STATED TASK ->
The listing below should be written out exactly; please include all of it.

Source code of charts
+-------+
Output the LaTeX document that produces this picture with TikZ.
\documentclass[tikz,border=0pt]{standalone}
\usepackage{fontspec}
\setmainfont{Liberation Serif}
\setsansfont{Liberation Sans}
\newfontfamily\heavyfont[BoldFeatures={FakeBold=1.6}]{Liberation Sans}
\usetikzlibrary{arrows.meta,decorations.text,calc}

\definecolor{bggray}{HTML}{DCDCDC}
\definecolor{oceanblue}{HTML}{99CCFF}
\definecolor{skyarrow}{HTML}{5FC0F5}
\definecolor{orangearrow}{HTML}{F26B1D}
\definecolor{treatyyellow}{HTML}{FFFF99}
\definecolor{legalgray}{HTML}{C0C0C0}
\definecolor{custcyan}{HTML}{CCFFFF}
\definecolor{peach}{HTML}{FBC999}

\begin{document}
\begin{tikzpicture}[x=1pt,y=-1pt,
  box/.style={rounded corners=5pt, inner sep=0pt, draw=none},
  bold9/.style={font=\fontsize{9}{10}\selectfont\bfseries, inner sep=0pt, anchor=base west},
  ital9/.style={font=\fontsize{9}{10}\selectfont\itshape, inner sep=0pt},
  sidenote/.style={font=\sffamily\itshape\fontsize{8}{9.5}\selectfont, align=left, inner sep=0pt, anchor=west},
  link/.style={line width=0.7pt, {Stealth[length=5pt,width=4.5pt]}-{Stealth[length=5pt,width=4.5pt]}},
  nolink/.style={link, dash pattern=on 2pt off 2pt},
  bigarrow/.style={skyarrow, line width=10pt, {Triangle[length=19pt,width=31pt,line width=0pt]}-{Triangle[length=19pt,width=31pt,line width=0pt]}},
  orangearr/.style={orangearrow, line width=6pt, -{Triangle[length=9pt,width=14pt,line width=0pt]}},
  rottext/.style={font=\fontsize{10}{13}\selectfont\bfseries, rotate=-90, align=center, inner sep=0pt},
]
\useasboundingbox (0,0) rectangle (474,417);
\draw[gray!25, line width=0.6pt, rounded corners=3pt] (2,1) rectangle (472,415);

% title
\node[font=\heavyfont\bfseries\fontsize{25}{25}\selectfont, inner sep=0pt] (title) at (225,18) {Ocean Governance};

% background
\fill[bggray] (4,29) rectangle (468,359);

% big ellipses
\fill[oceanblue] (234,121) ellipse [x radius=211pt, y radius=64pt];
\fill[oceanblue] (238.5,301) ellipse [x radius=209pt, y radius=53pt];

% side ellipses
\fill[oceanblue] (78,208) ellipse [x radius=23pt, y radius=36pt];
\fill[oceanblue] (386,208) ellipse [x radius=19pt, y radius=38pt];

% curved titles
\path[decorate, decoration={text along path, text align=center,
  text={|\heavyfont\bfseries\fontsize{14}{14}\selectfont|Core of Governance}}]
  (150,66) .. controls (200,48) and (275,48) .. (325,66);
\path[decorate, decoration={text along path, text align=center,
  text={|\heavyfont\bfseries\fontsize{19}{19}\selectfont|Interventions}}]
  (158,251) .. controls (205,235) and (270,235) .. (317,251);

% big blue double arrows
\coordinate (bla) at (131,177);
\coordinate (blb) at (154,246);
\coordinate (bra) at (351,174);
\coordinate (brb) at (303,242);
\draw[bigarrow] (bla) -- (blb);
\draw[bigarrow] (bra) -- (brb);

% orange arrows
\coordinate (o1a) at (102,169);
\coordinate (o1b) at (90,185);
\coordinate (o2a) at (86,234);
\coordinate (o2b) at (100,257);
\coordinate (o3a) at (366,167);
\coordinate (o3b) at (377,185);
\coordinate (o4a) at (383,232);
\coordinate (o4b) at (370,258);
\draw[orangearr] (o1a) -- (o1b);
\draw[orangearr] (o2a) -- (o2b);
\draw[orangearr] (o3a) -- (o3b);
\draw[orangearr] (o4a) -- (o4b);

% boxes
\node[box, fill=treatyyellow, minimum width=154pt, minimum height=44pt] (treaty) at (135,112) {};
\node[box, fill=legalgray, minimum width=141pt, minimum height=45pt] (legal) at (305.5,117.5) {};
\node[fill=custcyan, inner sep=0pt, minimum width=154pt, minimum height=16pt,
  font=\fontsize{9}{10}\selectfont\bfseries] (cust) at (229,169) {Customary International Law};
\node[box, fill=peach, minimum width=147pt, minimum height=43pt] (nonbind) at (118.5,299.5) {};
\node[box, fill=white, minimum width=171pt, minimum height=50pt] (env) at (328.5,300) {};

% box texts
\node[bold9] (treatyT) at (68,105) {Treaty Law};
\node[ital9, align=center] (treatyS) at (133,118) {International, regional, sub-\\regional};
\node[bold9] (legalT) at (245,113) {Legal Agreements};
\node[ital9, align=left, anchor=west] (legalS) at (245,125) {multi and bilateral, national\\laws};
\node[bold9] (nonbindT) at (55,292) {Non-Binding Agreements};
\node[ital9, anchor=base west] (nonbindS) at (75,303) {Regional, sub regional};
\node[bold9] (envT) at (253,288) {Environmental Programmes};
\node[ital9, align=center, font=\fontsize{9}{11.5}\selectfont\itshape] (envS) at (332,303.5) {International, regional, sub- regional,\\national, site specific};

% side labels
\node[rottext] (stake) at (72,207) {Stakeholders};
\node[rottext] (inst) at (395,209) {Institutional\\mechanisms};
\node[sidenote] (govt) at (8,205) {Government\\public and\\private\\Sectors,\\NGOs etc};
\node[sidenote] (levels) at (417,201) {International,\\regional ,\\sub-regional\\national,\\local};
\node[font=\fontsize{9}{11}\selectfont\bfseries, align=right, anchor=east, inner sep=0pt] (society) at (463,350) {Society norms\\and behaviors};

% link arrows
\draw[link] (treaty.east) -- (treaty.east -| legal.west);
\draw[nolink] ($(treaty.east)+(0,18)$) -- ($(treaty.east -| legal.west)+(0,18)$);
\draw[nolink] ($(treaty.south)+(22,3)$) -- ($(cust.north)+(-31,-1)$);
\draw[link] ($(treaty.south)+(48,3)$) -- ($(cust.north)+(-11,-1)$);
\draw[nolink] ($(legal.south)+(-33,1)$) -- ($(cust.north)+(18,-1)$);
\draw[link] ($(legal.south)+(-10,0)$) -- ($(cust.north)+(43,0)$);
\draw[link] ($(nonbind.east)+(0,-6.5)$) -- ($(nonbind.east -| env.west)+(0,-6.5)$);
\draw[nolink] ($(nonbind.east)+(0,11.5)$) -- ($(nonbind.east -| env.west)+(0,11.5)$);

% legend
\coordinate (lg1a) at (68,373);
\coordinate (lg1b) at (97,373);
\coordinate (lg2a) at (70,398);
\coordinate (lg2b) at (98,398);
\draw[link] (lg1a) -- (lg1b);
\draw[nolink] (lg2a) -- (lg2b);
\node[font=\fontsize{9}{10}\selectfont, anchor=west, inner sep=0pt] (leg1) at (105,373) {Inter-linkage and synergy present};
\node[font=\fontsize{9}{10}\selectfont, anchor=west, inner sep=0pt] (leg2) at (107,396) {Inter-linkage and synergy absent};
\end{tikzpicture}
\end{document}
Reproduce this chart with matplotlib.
+-------+
FULL OUTPUT ->
Output the LaTeX document that produces this picture with TikZ.
\documentclass[tikz,border=0pt]{standalone}
\usepackage{fontspec}
\setmainfont{Liberation Serif}
\setsansfont{Liberation Sans}
\newfontfamily\heavyfont[BoldFeatures={FakeBold=1.6}]{Liberation Sans}
\usetikzlibrary{arrows.meta,decorations.text,calc}

\definecolor{bggray}{HTML}{DCDCDC}
\definecolor{oceanblue}{HTML}{99CCFF}
\definecolor{skyarrow}{HTML}{5FC0F5}
\definecolor{orangearrow}{HTML}{F26B1D}
\definecolor{treatyyellow}{HTML}{FFFF99}
\definecolor{legalgray}{HTML}{C0C0C0}
\definecolor{custcyan}{HTML}{CCFFFF}
\definecolor{peach}{HTML}{FBC999}

\begin{document}
\begin{tikzpicture}[x=1pt,y=-1pt,
  box/.style={rounded corners=5pt, inner sep=0pt, draw=none},
  bold9/.style={font=\fontsize{9}{10}\selectfont\bfseries, inner sep=0pt, anchor=base west},
  ital9/.style={font=\fontsize{9}{10}\selectfont\itshape, inner sep=0pt},
  sidenote/.style={font=\sffamily\itshape\fontsize{8}{9.5}\selectfont, align=left, inner sep=0pt, anchor=west},
  link/.style={line width=0.7pt, {Stealth[length=5pt,width=4.5pt]}-{Stealth[length=5pt,width=4.5pt]}},
  nolink/.style={link, dash pattern=on 2pt off 2pt},
  bigarrow/.style={skyarrow, line width=10pt, {Triangle[length=19pt,width=31pt,line width=0pt]}-{Triangle[length=19pt,width=31pt,line width=0pt]}},
  orangearr/.style={orangearrow, line width=6pt, -{Triangle[length=9pt,width=14pt,line width=0pt]}},
  rottext/.style={font=\fontsize{10}{13}\selectfont\bfseries, rotate=-90, align=center, inner sep=0pt},
]
\useasboundingbox (0,0) rectangle (474,417);
\draw[gray!25, line width=0.6pt, rounded corners=3pt] (2,1) rectangle (472,415);

% title
\node[font=\heavyfont\bfseries\fontsize{25}{25}\selectfont, inner sep=0pt] (title) at (225,18) {Ocean Governance};

% background
\fill[bggray] (4,29) rectangle (468,359);

% big ellipses
\fill[oceanblue] (234,121) ellipse [x radius=211pt, y radius=64pt];
\fill[oceanblue] (238.5,301) ellipse [x radius=209pt, y radius=53pt];

% side ellipses
\fill[oceanblue] (78,208) ellipse [x radius=23pt, y radius=36pt];
\fill[oceanblue] (386,208) ellipse [x radius=19pt, y radius=38pt];

% curved titles
\path[decorate, decoration={text along path, text align=center,
  text={|\heavyfont\bfseries\fontsize{14}{14}\selectfont|Core of Governance}}]
  (150,66) .. controls (200,48) and (275,48) .. (325,66);
\path[decorate, decoration={text along path, text align=center,
  text={|\heavyfont\bfseries\fontsize{19}{19}\selectfont|Interventions}}]
  (158,251) .. controls (205,235) and (270,235) .. (317,251);

% big blue double arrows
\coordinate (bla) at (131,177);
\coordinate (blb) at (154,246);
\coordinate (bra) at (351,174);
\coordinate (brb) at (303,242);
\draw[bigarrow] (bla) -- (blb);
\draw[bigarrow] (bra) -- (brb);

% orange arrows
\coordinate (o1a) at (102,169);
\coordinate (o1b) at (90,185);
\coordinate (o2a) at (86,234);
\coordinate (o2b) at (100,257);
\coordinate (o3a) at (366,167);
\coordinate (o3b) at (377,185);
\coordinate (o4a) at (383,232);
\coordinate (o4b) at (370,258);
\draw[orangearr] (o1a) -- (o1b);
\draw[orangearr] (o2a) -- (o2b);
\draw[orangearr] (o3a) -- (o3b);
\draw[orangearr] (o4a) -- (o4b);

% boxes
\node[box, fill=treatyyellow, minimum width=154pt, minimum height=44pt] (treaty) at (135,112) {};
\node[box, fill=legalgray, minimum width=141pt, minimum height=45pt] (legal) at (305.5,117.5) {};
\node[fill=custcyan, inner sep=0pt, minimum width=154pt, minimum height=16pt,
  font=\fontsize{9}{10}\selectfont\bfseries] (cust) at (229,169) {Customary International Law};
\node[box, fill=peach, minimum width=147pt, minimum height=43pt] (nonbind) at (118.5,299.5) {};
\node[box, fill=white, minimum width=171pt, minimum height=50pt] (env) at (328.5,300) {};

% box texts
\node[bold9] (treatyT) at (68,105) {Treaty Law};
\node[ital9, align=center] (treatyS) at (133,118) {International, regional, sub-\\regional};
\node[bold9] (legalT) at (245,113) {Legal Agreements};
\node[ital9, align=left, anchor=west] (legalS) at (245,125) {multi and bilateral, national\\laws};
\node[bold9] (nonbindT) at (55,292) {Non-Binding Agreements};
\node[ital9, anchor=base west] (nonbindS) at (75,303) {Regional, sub regional};
\node[bold9] (envT) at (253,288) {Environmental Programmes};
\node[ital9, align=center, font=\fontsize{9}{11.5}\selectfont\itshape] (envS) at (332,303.5) {International, regional, sub- regional,\\national, site specific};

% side labels
\node[rottext] (stake) at (72,207) {Stakeholders};
\node[rottext] (inst) at (395,209) {Institutional\\mechanisms};
\node[sidenote] (govt) at (8,205) {Government\\public and\\private\\Sectors,\\NGOs etc};
\node[sidenote] (levels) at (417,201) {International,\\regional ,\\sub-regional\\national,\\local};
\node[font=\fontsize{9}{11}\selectfont\bfseries, align=right, anchor=east, inner sep=0pt] (society) at (463,350) {Society norms\\and behaviors};

% link arrows
\draw[link] (treaty.east) -- (treaty.east -| legal.west);
\draw[nolink] ($(treaty.east)+(0,18)$) -- ($(treaty.east -| legal.west)+(0,18)$);
\draw[nolink] ($(treaty.south)+(22,3)$) -- ($(cust.north)+(-31,-1)$);
\draw[link] ($(treaty.south)+(48,3)$) -- ($(cust.north)+(-11,-1)$);
\draw[nolink] ($(legal.south)+(-33,1)$) -- ($(cust.north)+(18,-1)$);
\draw[link] ($(legal.south)+(-10,0)$) -- ($(cust.north)+(43,0)$);
\draw[link] ($(nonbind.east)+(0,-6.5)$) -- ($(nonbind.east -| env.west)+(0,-6.5)$);
\draw[nolink] ($(nonbind.east)+(0,11.5)$) -- ($(nonbind.east -| env.west)+(0,11.5)$);

% legend
\coordinate (lg1a) at (68,373);
\coordinate (lg1b) at (97,373);
\coordinate (lg2a) at (70,398);
\coordinate (lg2b) at (98,398);
\draw[link] (lg1a) -- (lg1b);
\draw[nolink] (lg2a) -- (lg2b);
\node[font=\fontsize{9}{10}\selectfont, anchor=west, inner sep=0pt] (leg1) at (105,373) {Inter-linkage and synergy present};
\node[font=\fontsize{9}{10}\selectfont, anchor=west, inner sep=0pt] (leg2) at (107,396) {Inter-linkage and synergy absent};
\end{tikzpicture}
\end{document}
Reproduce this chart with matplotlib.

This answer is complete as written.